Como un coletazo había dejado un policial que tuvo la bendición de ser editado póstumamente. Un cuerpo, o dos, que fue escrito a medias con José María Martín para el concurso Simenon, en una Barcelona de los cincuenta, ambientada como si fuera Amberes, y que conmina o condena, por lo tanto, a que los investigadores usen impermeables. Y que fumen mucho, acaso como el propio Gabriel. En la novela irrumpe una profecía: un crítico que se llama Blunt y se parece a quien era conocido entonces, entre otras cosas, como exégeta de Poussin, el Blunt que se hizo famoso luego por ser espía.
Aunque más sostenida firmemente a una gran labor de crítico de poesía, la carrera de Juan, el hermano dos años menor, tiene el mismo arrojo y el mismo rigor, si bien sus libros se dejan recopilar de una manera peregrina (Teoría del poema, Dinámica de la poesía) y las mismas virtudes, con la delicadeza de no haber perdido la vida a los cincuenta. El mayor se suicidó a esa edad en San Cugat del Vallès. Juan trabajó en Barcelona, en Cuba, en Estados Unidos y luego nuevamente en Barcelona. Las cartas que intercambió con Gil de Biedma, apenas mayor, son una de las mejores lecciones de crítica epistolar que haya leído.

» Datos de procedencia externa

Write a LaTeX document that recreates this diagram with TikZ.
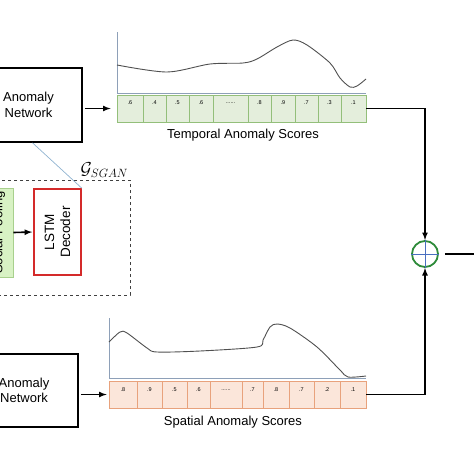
\documentclass[tikz,border=0pt]{standalone}
\usepackage{fontspec}
\setmainfont{Liberation Sans}
\definecolor{tgreen}{HTML}{E4EEDC}
\definecolor{tgreenline}{HTML}{93BF7A}
\definecolor{sorange}{HTML}{FBE6DA}
\definecolor{sorangeline}{HTML}{E8A27C}
\definecolor{axisgray}{HTML}{8EA0B8}
\definecolor{curvegray}{HTML}{505050}
\definecolor{lstmred}{HTML}{D42A2A}
\definecolor{poolfill}{HTML}{D8F2C4}
\definecolor{poolline}{HTML}{A8D08D}
\definecolor{sumgreen}{HTML}{2E8B3A}
\definecolor{crossblue}{HTML}{4A6FC0}
\definecolor{thinblue}{HTML}{8FB3D0}
\definecolor{dashgray}{HTML}{404040}
\newcommand{\gapdots}{......}
\begin{document}
\begin{tikzpicture}[x=1pt,y=-1pt,
    netbox/.style={draw,line width=1.6pt,minimum width=107pt,minimum height=74pt,align=center,font=\fontsize{13}{15.5}\selectfont},
    tcell/.style={draw=tgreenline,fill=tgreen,line width=0.8pt,minimum height=27pt,inner sep=0pt},
    scell/.style={draw=sorangeline,fill=sorange,line width=0.8pt,minimum height=27pt,inner sep=0pt},
    score/.style={font=\fontsize{5.5}{6}\selectfont,inner sep=0pt},
    caption/.style={font=\fontsize{13}{15}\selectfont},
    axisline/.style={draw=axisgray,line width=0.6pt},
    curve/.style={draw=curvegray,line width=0.9pt},
    link/.style={line width=1.6pt,-latex}]
      \useasboundingbox (0,0) rectangle (474,474);
      \node[netbox] (tnet) at (28.5,105) {Anomaly\\Network};
      \node[netbox,minimum width=108pt,minimum height=73pt] (snet) at (24,390.5) {Anomaly\\Network};
      \foreach \a/\b/\v [count=\i] in {117/143/.6,143/166/.4,166/189/.5,189/213/.6,213/248/\gapdots,248/271/.8,271/295/.9,295/318/.7,318/341/.3,341/366/.1}{
        \node[tcell,minimum width={\b-\a}] (t\i) at ({(\a+\b)/2},108.5) {};
        \node[score] at ({(\a+\b)/2},103) {\v};
      }
      \foreach \a/\b/\v [count=\i] in {109/137/.8,137/162/.9,162/187/.5,187/210/.6,210/242/\gapdots,242/263/.7,263/289/.8,289/314/.7,314/340/.2,340/366/.1}{
        \node[scell,minimum width={\b-\a}] (s\i) at ({(\a+\b)/2},394.5) {};
        \node[score] at ({(\a+\b)/2},390) {\v};
      }
      \node[caption] (tcap) at (243,135) {Temporal Anomaly Scores};
      \node[caption] (scap) at (233,422) {Spatial Anomaly Scores};
      \draw[axisline] (117,32) -- (117,93) -- (366,93);
      \draw[curve] plot[smooth] coordinates {(117,65) (167,72) (210,64) (243,63) (257,59) (277,47) (293,40) (307,45) (330,63) (340,78) (350,87) (357,86) (366,79)};
      \draw[axisline] (109,318) -- (109,378) -- (366,378);
      \draw[curve] plot[smooth] coordinates {(109,342) (120,332) (127,333) (147,348) (157,352) (200,351) (257,347) (263,340) (270,327) (277,324) (290,328) (317,347) (340,370) (348,377) (366,376)};
      \node[draw=sumgreen,line width=1.8pt,circle,minimum size=26pt,inner sep=0pt] (sum) at (425,254) {};
      \draw[crossblue,line width=0.6pt] (sum.north) -- (sum.south) (sum.west) -- (sum.east);
      \coordinate (out) at (474,254);
      \draw[link] (t10.east) -| (sum.north);
      \draw[link] (s10.east) -| (sum.south);
      \draw[line width=1.6pt,shorten <=6pt] (sum.east) -- (out);
      \draw[link,shorten <=2pt,shorten >=6pt] (tnet.east |- t1.west) -- (t1.west);
      \draw[link,shorten <=2pt,shorten >=2pt] (snet.east |- s1.west) -- (s1.west);
      \node[draw=dashgray,dashed,line width=0.6pt,minimum width=150pt,minimum height=115pt] (sgan) at (55,237.5) {};
      \node[anchor=south east,inner sep=2pt,font=\fontsize{17}{19}\selectfont] (glabel) at (sgan.north east) {$\mathcal{G}_{SGAN}$};
      \node[draw=lstmred,line width=1.6pt,fill=white,rotate=90,minimum width=86pt,minimum height=47pt,align=center,font=\fontsize{13.5}{16}\selectfont] (lstm) at (57.5,232) {LSTM\\Decoder};
      \node[draw=poolline,fill=poolfill,line width=0.8pt,rotate=90,minimum width=89pt,minimum height=28pt,font=\fontsize{13}{15}\selectfont] (pool) at (-1,232.5) {Social Pooling};
      \draw[link,shorten >=1pt] (pool.south) -- (lstm.north);
      \draw[thinblue,line width=0.7pt] ([xshift=4pt]tnet.south) -- (lstm.south east);
    \end{tikzpicture}
\end{document}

Tal vez una urgencia del arraigado y arrogante bilingüismo catalán sea la habilitación como comparatistas a quienes abandonan la fe o siquiera la compasión cuando tropiezan con la urdimbre o con la hilacha que sustenta la lealtad de una posible traducción no literal, los poetas que hacen “versiones”, con ignorancias superlativas en la lengua original. Así, Gabriel se enoja con Ezra Pound despectivamente por no entender este, entre otras cosas, el dativo ético de una estrofa provenzal, y Juan hace lo mismo con Guy Davenport por la libertad con que se arroja sobre el griego de Arquíloco. Logia de hermanos, sectario linaje hermético, clave de clan.